Hudgens v. NLRB: Picketing on Private Property
Learn how Hudgens v. NLRB defined protest rights on private property, shifting the legal question from the First Amendment to statutory labor law.
Learn how Hudgens v. NLRB defined protest rights on private property, shifting the legal question from the First Amendment to statutory labor law.
The intersection of private property rights and expressive freedoms often creates complex legal questions. When individuals or groups seek to protest on property owned by others, courts must balance the owner’s right to control their premises against the demonstrators’ rights. The Supreme Court case Hudgens v. National Labor Relations Board is a significant decision in this area of law. It directly confronted whether the constitutional guarantee of free speech extends to activities conducted within a privately-owned commercial space.
The conflict originated with a labor dispute involving the Butler Shoe Co. and its striking warehouse employees. The workers, represented by their union, decided to picket one of the company’s retail locations. This Butler Shoe Co. store was a tenant inside the North DeKalb Shopping Center, a large, enclosed mall owned by Scott Hudgens. The picketing was aimed at the company’s failure to agree to contract demands at the warehouse, not at any issue specific to the retail store.
The situation escalated when the shopping center’s general manager confronted the union members. He informed them that they were not permitted to picket within the mall and threatened them with arrest for trespassing if they refused to leave. Faced with this ultimatum, the picketers ceased their demonstration. The union then filed an unfair labor practice charge against Hudgens, initiating a legal battle that reached the Supreme Court.

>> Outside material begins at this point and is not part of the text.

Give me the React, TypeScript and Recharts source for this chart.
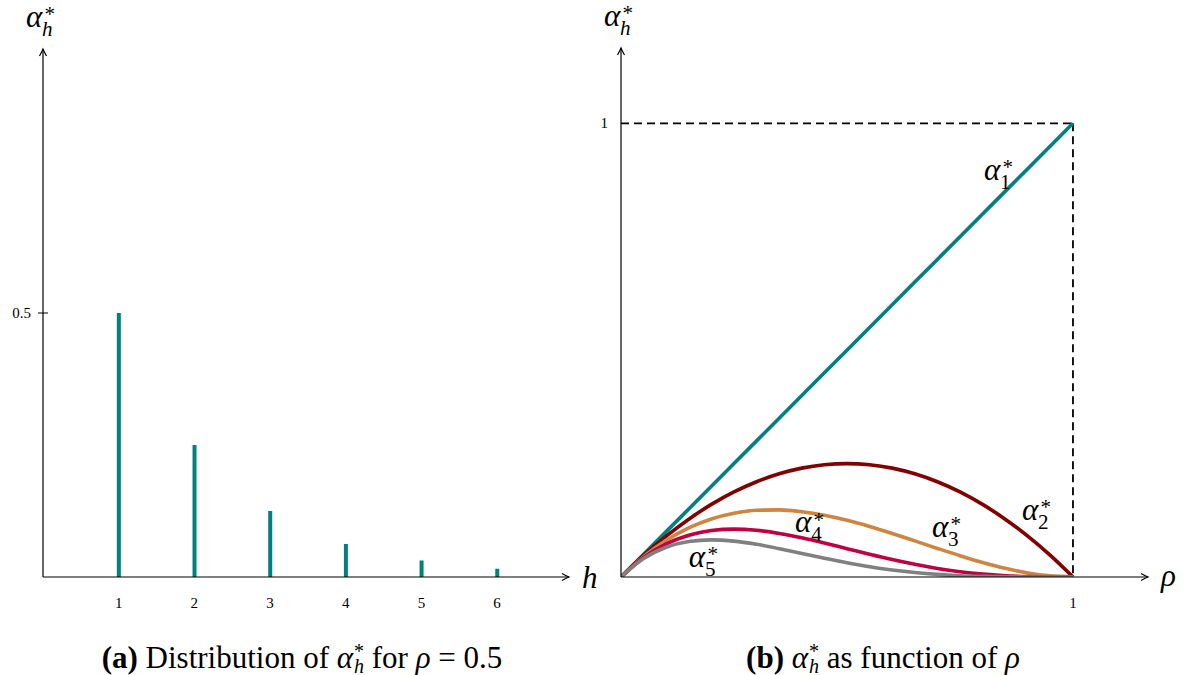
import React from 'react';
import { ComposedChart, Bar, XAxis, YAxis, LineChart, Line, ReferenceLine, ReferenceDot } from 'recharts';

// (a) distribution for rho = 0.5
const hValues = [1, 2, 3, 4, 5, 6];
const alphaAtHalf = [0.5, 0.25, 0.125, 0.0625, 0.0313, 0.0156];
const leftXTicks = [1, 2, 3, 4, 5, 6];
const leftYTicks = [0.5];

// (b) alpha_h as function of rho
const rho = [0, 0.05, 0.1, 0.15, 0.2, 0.25, 0.3, 0.35, 0.4, 0.45, 0.5, 0.55, 0.6, 0.65, 0.7, 0.75, 0.8, 0.85, 0.9, 0.95, 1];
const alpha1 = [0, 0.05, 0.1, 0.15, 0.2, 0.25, 0.3, 0.35, 0.4, 0.45, 0.5, 0.55, 0.6, 0.65, 0.7, 0.75, 0.8, 0.85, 0.9, 0.95, 1];
const alpha2 = [0, 0.0475, 0.09, 0.1275, 0.16, 0.1875, 0.21, 0.2275, 0.24, 0.2475, 0.25, 0.2475, 0.24, 0.2275, 0.21, 0.1875, 0.16, 0.1275, 0.09, 0.0475, 0];
const alpha3 = [0, 0.0451, 0.081, 0.1084, 0.128, 0.1406, 0.147, 0.1479, 0.144, 0.1361, 0.125, 0.1114, 0.096, 0.0796, 0.063, 0.0469, 0.032, 0.0191, 0.009, 0.0024, 0];
const alpha4 = [0, 0.0429, 0.0729, 0.0921, 0.1024, 0.1055, 0.1029, 0.0961, 0.0864, 0.0749, 0.0625, 0.0501, 0.0384, 0.0279, 0.0189, 0.0117, 0.0064, 0.0029, 0.0009, 0.0001, 0];
const alpha5 = [0, 0.0407, 0.0656, 0.0783, 0.0819, 0.0791, 0.072, 0.0625, 0.0518, 0.0412, 0.0313, 0.0225, 0.0154, 0.0098, 0.0057, 0.0029, 0.0013, 0.0004, 0.0001, 0, 0];
const rightTicks = [1];
const curveNames = ['1', '2', '3', '4', '5'];
// where each curve name sits (rho, alpha)
const labelRho = [0.803, 0.887, 0.688, 0.385, 0.15];
const labelAlpha = [0.875, 0.126, 0.088, 0.099, 0.022];

const SERIF = '"Liberation Serif", "DejaVu Serif", serif';
const colors = ['#008080', '#800000', '#cd853f', '#bf0040', '#808080'];

const barData = hValues.map((h, i) => ({ h, v: alphaAtHalf[i] }));
const lineData = rho.map((r, i) => ({ rho: r, a1: alpha1[i], a2: alpha2[i], a3: alpha3[i], a4: alpha4[i], a5: alpha5[i] }));

function AlphaText({ x, y, sub, italicSub = false, size = 31 }: any) {
  const s = size * 0.68;
  return (
    <g fontFamily={SERIF} fill="#000">
      <text x={x} y={y} fontSize={size} fontStyle="italic">α</text>
      <text x={x + size * 0.6} y={y - size * 0.18} fontSize={s}>*</text>
      <text x={x + size * 0.52} y={y + size * 0.3} fontSize={s} fontStyle={italicSub ? 'italic' : 'normal'}>{sub}</text>
    </g>
  );
}

function XArrow({ viewBox, name, dy = 11 }: any) {
  const tip = viewBox.x + viewBox.width;
  const y = viewBox.y;
  return (
    <g>
      <path d={`M${tip - 7},${y - 3.5} Q${tip - 2},${y - 0.8} ${tip},${y} Q${tip - 2},${y + 0.8} ${tip - 7},${y + 3.5}`} fill="none" stroke="#000" strokeWidth={1.2} />
      <text x={tip + 13} y={y + dy} fontFamily={SERIF} fontStyle="italic" fontSize={31}>{name}</text>
    </g>
  );
}

function YArrow({ viewBox }: any) {
  const x = viewBox.x + viewBox.width;
  const tip = viewBox.y;
  return (
    <g>
      <path d={`M${x - 3.5},${tip + 7} Q${x - 0.8},${tip + 2} ${x},${tip} Q${x + 0.8},${tip + 2} ${x + 3.5},${tip + 7}`} fill="none" stroke="#000" strokeWidth={1.2} />
      <AlphaText x={x - 17} y={tip - 22} sub="h" italicSub size={31} />
    </g>
  );
}

function XTick({ x, y, payload }: any) {
  return (
    <text x={x} y={y + 31} textAnchor="middle" fontFamily={SERIF} fontSize={15} fill="#000">{payload.value}</text>
  );
}

function YTickCross({ x, y, payload }: any) {
  return (
    <g>
      <line x1={x - 5} x2={x + 5} y1={y} y2={y} stroke="#000" strokeWidth={1} />
      <text x={x - 12} y={y + 5} textAnchor="end" fontFamily={SERIF} fontSize={15} fill="#000">{payload.value}</text>
    </g>
  );
}

function YTickPlain({ x, y, payload }: any) {
  return (
    <text x={x - 13} y={y + 5} textAnchor="end" fontFamily={SERIF} fontSize={15} fill="#000">{payload.value}</text>
  );
}

function CurveLabel({ viewBox, name }: any) {
  const x = viewBox.x + viewBox.width / 2;
  const y = viewBox.y + viewBox.height / 2;
  return <AlphaText x={x} y={y} sub={name} size={31} />;
}

function LeftChart() {
  return (
    <ComposedChart width={600} height={640} data={barData} margin={{ top: 49, right: 31, bottom: 62, left: 42 }}>
      <XAxis type="number" dataKey="h" domain={[0, 6.95]} ticks={leftXTicks} interval={0} height={1} tickSize={0} tickMargin={0} tickLine={false}
        axisLine={{ stroke: '#000', strokeWidth: 1.2 }} tick={<XTick />} label={<XArrow name="h" dy={11} />} allowDataOverflow />
      <YAxis type="number" domain={[0, 1]} ticks={leftYTicks} interval={0} width={1} tickSize={0} tickMargin={0} tickLine={false}
        axisLine={{ stroke: '#000', strokeWidth: 1.2 }} tick={<YTickCross />} label={<YArrow />} allowDataOverflow />
      <Bar dataKey="v" fill="#008080" barSize={4} isAnimationActive={false} />
    </ComposedChart>
  );
}

function RightChart() {
  return (
    <LineChart width={628} height={640} data={lineData} margin={{ top: 48, right: 40, bottom: 62, left: 60 }}>
      <XAxis type="number" dataKey="rho" domain={[0, 1.166]} ticks={rightTicks} interval={0} height={1} tickSize={0} tickMargin={0} tickLine={false}
        axisLine={{ stroke: '#000', strokeWidth: 1.2 }} tick={<XTick />} label={<XArrow name="ρ" dy={9} />} allowDataOverflow />
      <YAxis type="number" domain={[0, 1.166]} ticks={rightTicks} interval={0} width={1} tickSize={0} tickMargin={0} tickLine={false}
        axisLine={{ stroke: '#000', strokeWidth: 1.2 }} tick={<YTickPlain />} label={<YArrow />} allowDataOverflow />
      <ReferenceLine segment={[{ x: 0, y: 1 }, { x: 1, y: 1 }]} stroke="#000" strokeWidth={1.8} strokeDasharray="8 5" />
      <ReferenceLine segment={[{ x: 1, y: 1 }, { x: 1, y: 0 }]} stroke="#000" strokeWidth={1.8} strokeDasharray="8 5" />
      <Line dataKey="a1" type="linear" stroke={colors[0]} strokeWidth={3.6} dot={false} isAnimationActive={false} />
      <Line dataKey="a2" type="monotone" stroke={colors[1]} strokeWidth={3.6} dot={false} isAnimationActive={false} />
      <Line dataKey="a3" type="monotone" stroke={colors[2]} strokeWidth={3.6} dot={false} isAnimationActive={false} />
      <Line dataKey="a4" type="monotone" stroke={colors[3]} strokeWidth={3.6} dot={false} isAnimationActive={false} />
      <Line dataKey="a5" type="monotone" stroke={colors[4]} strokeWidth={3.6} dot={false} isAnimationActive={false} />
      {curveNames.map((n, i) => (
        <ReferenceDot key={n} x={labelRho[i]} y={labelAlpha[i]} r={1} fill="none" stroke="none" label={<CurveLabel name={n} />} />
      ))}
    </LineChart>
  );
}

export default function App() {
  return (
    <div style={{ position: 'absolute', left: 0, top: 0, width: 1188, height: 675, background: '#fff' }}>
      <div style={{ position: 'absolute', left: 0, top: 0 }}>
        <LeftChart />
      </div>
      <div style={{ position: 'absolute', left: 560, top: 0 }}>
        <RightChart />
      </div>
      <svg width={1188} height={675} style={{ position: 'absolute', left: 0, top: 0, pointerEvents: 'none' }}>
        <text x={302} y={668} textAnchor="middle" fontFamily={SERIF} fontSize={31} fill="#000">
          <tspan fontWeight="bold">(a)</tspan>
          <tspan>{' Distribution of '}</tspan>
          <tspan fontStyle="italic">α</tspan>
          <tspan fontSize={20} dx={1} dy={-10}>*</tspan>
          <tspan fontSize={20} fontStyle="italic" dx={-10} dy={15}>h</tspan>
          <tspan dy={-5}>{' for '}</tspan>
          <tspan fontStyle="italic">ρ</tspan>
          <tspan>{' = 0.5'}</tspan>
        </text>
        <text x={883} y={668} textAnchor="middle" fontFamily={SERIF} fontSize={31} fill="#000">
          <tspan fontWeight="bold">(b)</tspan>
          <tspan>{' '}</tspan>
          <tspan fontStyle="italic">α</tspan>
          <tspan fontSize={20} dx={1} dy={-10}>*</tspan>
          <tspan fontSize={20} fontStyle="italic" dx={-10} dy={15}>h</tspan>
          <tspan dy={-5}>{' as function of '}</tspan>
          <tspan fontStyle="italic">ρ</tspan>
        </text>
      </svg>
    </div>
  );
}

The central legal question was whether striking union members had a First Amendment right to picket inside a privately-owned shopping mall. The Court’s analysis hinged on the “state action” doctrine, which holds that the First Amendment applies only to government actions, not those of private entities. Because the North DeKalb Shopping Center was a private entity and not a state actor, the Court determined it was not bound by the First Amendment’s constraints.
A significant part of the Court’s reasoning involved its treatment of prior cases. The justices explicitly overruled their 1968 decision in Amalgamated Food Employees Union v. Logan Valley Plaza, which had granted some First Amendment protections to picketers in a shopping center. Instead, the Court embraced the logic of Lloyd Corp. v. Tanner, which had narrowed the Logan Valley precedent. The Lloyd decision emphasized that a private mall does not lose its private character simply because it is open to the public and does not perform all the functions of a municipality.
This distinction was decisive in Hudgens. The Court rejected the idea that a modern shopping center is the “functional equivalent” of a traditional town square where free speech is broadly protected. Since the mall owner’s actions did not constitute state action, the First Amendment did not provide a basis for the picketers’ right to be on the property against the owner’s wishes.
The Supreme Court’s decision was twofold. First, it held that there is no First Amendment right to engage in expressive activities like picketing within a privately-owned shopping mall, as the Constitution does not compel a private owner to allow their property to be used for protest.
Second, the Court did not dismiss the case but instead remanded it to the National Labor Relations Board (NLRB). The justices instructed the NLRB to evaluate the dispute based on federal labor law, specifically Section 7 of the National Labor Relations Act (NLRA). This shifted the legal framework from constitutional rights to statutory rights, requiring the NLRB to balance the employees’ rights against the mall owner’s private property rights.